There is a subtle difference between wanting to join a team and wanting to belong to a mission.

In your response regarding why you want to join this company, try to tap into the "mission" aspect. This doesn't mean you have to be "changing the world." If the company makes better cardboard boxes, talk about the importance of sustainable packaging in a globalized economy.

Find the "why" behind the "what."

Every company, no matter how boring it seems on the surface, is trying to solve a problem. If you can care about that problem—even just for the duration of the interview—you’ll be miles ahead of the competition.

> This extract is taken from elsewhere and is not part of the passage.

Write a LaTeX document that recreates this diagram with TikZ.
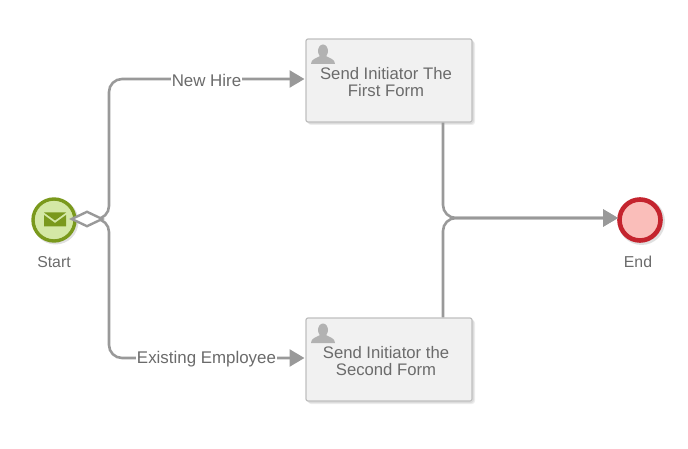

What to Do If You're Genuinely Stuck

Sometimes, you just need a job. We've all been there.

If you're struggling to find a deep, soulful reason for why you want to join this company, look at their employees. Go on LinkedIn. See where their former employees go. Do they all end up at Google? Do they all start their own companies?

If a company is a "talent factory," that’s a great reason to want to join.

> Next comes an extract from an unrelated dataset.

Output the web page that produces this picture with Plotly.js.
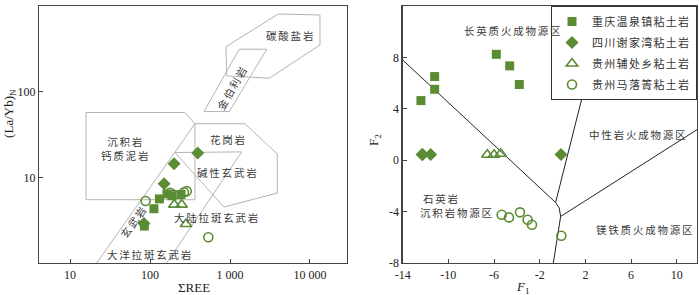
<!DOCTYPE html>
<html>
<head>
<meta charset="utf-8">
<script src="https://cdn.plot.ly/plotly-3.0.1.min.js"></script>
<style>html,body{margin:0;padding:0;background:#fff;}#chart{width:700px;height:295px;}</style>
</head>
<body>
<div id="chart"></div>
<script>
// ---------- Series names ----------
const seriesNames = ['重庆温泉镇粘土岩', '四川谢家湾粘土岩', '贵州辅处乡粘土岩', '贵州马落箐粘土岩'];

// ---------- Left panel: ΣREE vs (La/Yb)N ----------
const cqREE  = [85, 112, 131, 163, 188, 244];
const cqLaYb = [2.7, 4.3, 5.6, 6.4, 6.1, 6.3];
const scREE  = [84, 150, 200, 395];
const scLaYb = [2.9, 8.4, 14.4, 19.2];
const gzfREE  = [201, 249, 282];
const gzfLaYb = [4.8, 4.8, 2.85];
const gzmREE  = [88, 178, 196, 266, 288, 536];
const gzmLaYb = [5.3, 6.6, 6.3, 6.7, 6.9, 2.0];

// field boundaries (left panel)
const carbX = [4018, 13335, 13335, 3100, 909, 891, 4018];
const carbY = [807, 785, 351, 143.6, 152.8, 335.6, 807];
const kimbX = [1306, 2876, 980, 473, 1306];
const kimbY = [313, 313, 58.6, 58.6, 313];
const sedX  = [15.85, 273.8, 365, 365, 15.85, 15.85];
const sedY  = [57.1, 57.1, 42.2, 5.48, 5.48, 57.1];
const basLX = [21.6, 365];
const basLY = [1.0, 42.2];
const graX  = [365, 1540, 3900, 3900, 841, 205, 1400, 161.7];
const graY  = [42.2, 42.2, 18.7, 6.56, 4.5, 19.5, 19.8, 1.0];

const leftLabels = ['碳酸盐岩', '金伯利岩', '沉积岩<br>钙质泥岩', '花岗岩', '碱性玄武岩', '大陆拉斑玄武岩', '大洋拉斑玄武岩', '玄武岩'];
const leftLabX   = [5740, 1050, 48.7, 952, 952, 682, 100, 62];
const leftLabY   = [447, 112.8, 21.7, 27.9, 11.4, 3.36, 1.25, 3.06];
const leftLabAng = [0, -60, 0, 0, 0, 0, 0, -55];

// ---------- Right panel: F1 vs F2 ----------
const cqF1 = [-12.40, -11.20, -11.20, -5.80, -4.63, -3.79];
const cqF2 = [4.64, 6.51, 5.52, 8.24, 7.34, 5.89];
const scF1 = [-12.31, -12.25, -11.55, -0.14];
const scF2 = [0.45, 0.45, 0.45, 0.45];
const gzfF1 = [-6.59, -6.0, -5.42];
const gzfF2 = [0.42, 0.42, 0.5];
const gzmF1 = [-5.33, -4.69, -3.73, -3.06, -2.68, -0.11];
const gzmF2 = [-4.24, -4.45, -4.06, -4.63, -5.02, -5.88];

// field boundaries (right panel)
const bA_X = [-14, -0.61, -0.29, -0.17, -0.81];
const bA_Y = [7.8, -3.29, -3.73, -4.38, -8];
const bB_X = [-0.61, 3.73];
const bB_Y = [-3.29, 12];
const bC_X = [-0.17, 11.97];
const bC_Y = [-4.38, 2.49];

const rightLabels = ['长英质火成物源区', '中性岩火成物源区', '镁铁质火成物源区', '石英岩', '沉积岩物源区'];
const rightLabX = [-4.31, 6.58, 7.22, -10.58, -9.27];
const rightLabY = [10.08, 1.97, -5.42, -3.0, -4.05];

// ---------- Ticks ----------
const lxTickVals = [10, 100, 1000, 10000];
const lxTickText = ['10', '100', '1 000', '10 000'];
const lyTickVals = [10, 100, 1000];
const lyTickText = ['10', '100', '1 000'];
const rxTickVals = [-14, -10, -6, -2, 2, 6, 10];
const rxTickText = ['-14', '-10', '-6', '-2', '2', '6', '10'];
const ryTickVals = [-8, -4, 0, 4, 8, 12];
const ryTickText = ['-8', '-4', '0', '4', '8', '12'];

// ---------- Styles ----------
const green = '#5b8c34';
const fieldGray = '#b4b4b4';
const cjk = 'Noto Sans CJK SC, Noto Sans, sans-serif';
const serif = 'Liberation Serif, DejaVu Serif, serif';
function spaced(t, px) {
  return t.split('<br>').map(s => '<span style="letter-spacing:' + px + 'px">' + s + '</span>').join('<br>');
}

const traces = [];
function line(x, y, xa, ya, color, w) {
  traces.push({x: x, y: y, xaxis: xa, yaxis: ya, mode: 'lines', type: 'scatter',
    line: {color: color, width: w}, showlegend: false, hoverinfo: 'skip'});
}
// left fields
line(carbX, carbY, 'x', 'y', fieldGray, 1);
line(kimbX, kimbY, 'x', 'y', fieldGray, 1);
line(sedX, sedY, 'x', 'y', fieldGray, 1);
line(basLX, basLY, 'x', 'y', fieldGray, 1);
line(graX, graY, 'x', 'y', fieldGray, 1);
// right fields
line(bA_X, bA_Y, 'x2', 'y2', '#222', 1);
line(bB_X, bB_Y, 'x2', 'y2', '#222', 1);
line(bC_X, bC_Y, 'x2', 'y2', '#222', 1);

const markerStyles = [
  {symbol: 'square', size: 9, color: green, line: {width: 0}},
  {symbol: 'diamond', size: 10, color: green, line: {width: 0}},
  {symbol: 'triangle-up-open', size: 10, color: green, line: {width: 1.6, color: green}},
  {symbol: 'circle-open', size: 9, color: green, line: {width: 1.6, color: green}}
];
const leftX = [cqREE, scREE, gzfREE, gzmREE];
const leftY = [cqLaYb, scLaYb, gzfLaYb, gzmLaYb];
const rightX = [cqF1, scF1, gzfF1, gzmF1];
const rightY = [cqF2, scF2, gzfF2, gzmF2];
for (let i = 0; i < 4; i++) {
  traces.push({x: leftX[i], y: leftY[i], xaxis: 'x', yaxis: 'y', mode: 'markers', type: 'scatter',
    marker: markerStyles[i], name: seriesNames[i], legendgroup: 'g' + i, showlegend: false, cliponaxis: false});
}
for (let i = 0; i < 4; i++) {
  traces.push({x: rightX[i], y: rightY[i], xaxis: 'x2', yaxis: 'y2', mode: 'markers', type: 'scatter',
    marker: markerStyles[i], name: spaced(seriesNames[i], 1.3), legendgroup: 'g' + i, showlegend: true, cliponaxis: false});
}

const labFont = {family: cjk, size: 10.5, color: '#3a3a3a'};
const annotations = [];
for (let i = 0; i < leftLabels.length; i++) {
  annotations.push({xref: 'x', yref: 'y', x: Math.log10(leftLabX[i]), y: Math.log10(leftLabY[i]),
    text: spaced(leftLabels[i], 1.8), showarrow: false, textangle: leftLabAng[i],
    font: labFont, xanchor: 'center', yanchor: 'middle'});
}
for (let i = 0; i < rightLabels.length; i++) {
  annotations.push({xref: 'x2', yref: 'y2', x: rightLabX[i], y: rightLabY[i],
    text: spaced(rightLabels[i], 1.8), showarrow: false,
    font: labFont, xanchor: 'center', yanchor: 'middle'});
}
// axis titles
const titleFont = {family: serif, size: 13, color: '#222'};
annotations.push({xref: 'paper', yref: 'paper', x: 0.2356, y: -0.097, text: 'ΣREE', showarrow: false, font: titleFont, xanchor: 'center', yanchor: 'middle'});
annotations.push({xref: 'paper', yref: 'paper', x: 0.7356, y: -0.097, text: '<i>F</i><sub>1</sub>', showarrow: false, font: titleFont, xanchor: 'center', yanchor: 'middle'});
annotations.push({xref: 'paper', yref: 'paper', x: -0.0441, y: 0.584, text: '(La/Yb)<sub>N</sub>', textangle: -90, showarrow: false, font: titleFont, xanchor: 'center', yanchor: 'middle'});
annotations.push({xref: 'paper', yref: 'paper', x: 0.5106, y: 0.4786, text: 'F<sub>2</sub>', textangle: -90, showarrow: false, font: titleFont, xanchor: 'center', yanchor: 'middle'});

const axCommon = {showline: true, mirror: true, linecolor: '#444', linewidth: 1.2, showgrid: false, zeroline: false,
  ticks: 'inside', ticklen: 4, tickwidth: 1, tickcolor: '#444', tickmode: 'array',
  tickfont: {family: serif, size: 12, color: '#222'}};

const layout = {
  width: 700, height: 295,
  margin: {l: 39, r: 3, t: 6, b: 32, pad: 0},
  paper_bgcolor: '#fff', plot_bgcolor: '#fff',
  showlegend: true,
  legend: {x: 1, y: 1, xanchor: 'right', yanchor: 'top', bgcolor: '#fff', bordercolor: '#333', borderwidth: 1,
    font: {family: cjk, size: 11, color: '#333'}, traceorder: 'grouped', tracegroupgap: 2},
  xaxis: Object.assign({}, axCommon, {type: 'log', range: [0.6125, 4.466], domain: [0, 0.4685], anchor: 'y',
    tickvals: lxTickVals, ticktext: lxTickText}),
  yaxis: Object.assign({}, axCommon, {type: 'log', range: [0, 3], domain: [0, 1], anchor: 'x',
    tickvals: lyTickVals, ticktext: lyTickText}),
  xaxis2: Object.assign({}, axCommon, {range: [-14, 11.77], domain: [0.5527, 1], anchor: 'y2',
    tickvals: rxTickVals, ticktext: rxTickText}),
  yaxis2: Object.assign({}, axCommon, {range: [-8, 12], domain: [0, 1], anchor: 'x2',
    tickvals: ryTickVals, ticktext: ryTickText}),
  annotations: annotations
};

Plotly.newPlot('chart', traces, layout, {staticPlot: true, displayModeBar: false});
</script>
</body>
</html>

"I want to join because I’ve noticed that your alumni go on to do incredible things, and I want to be in an environment that fosters that level of professional excellence."

It’s honest. It’s professional. It shows you’ve done your homework.


Actionable Next Steps

  • Audit your current "Why": Take your current cover letter or interview script and highlight every adjective. If those adjectives could apply to their top three competitors, delete them. Start over with specifics.
  • The "One-Question" Research Hack: Find one podcast interview with the company’s founder or a senior VP from the last six months. Mention one specific point they made.
  • The Problem-Solution Match: Write down the company’s three biggest challenges. Then, write down how your presence makes those challenges smaller.
  • Check the Glassdoor "Cons": Look at what people hate about working there. If those "cons" are things you actually enjoy or don't mind (e.g., "fast-paced," "ambiguous," "heavy focus on data"), mention that. "I saw people say the environment is intensely data-driven, and honestly, that’s exactly where I thrive."

By the time you finish these steps, your answer won't just be a response. It will be a compelling argument for your own hiring. Focus on the value you add, not just the seat you want to fill.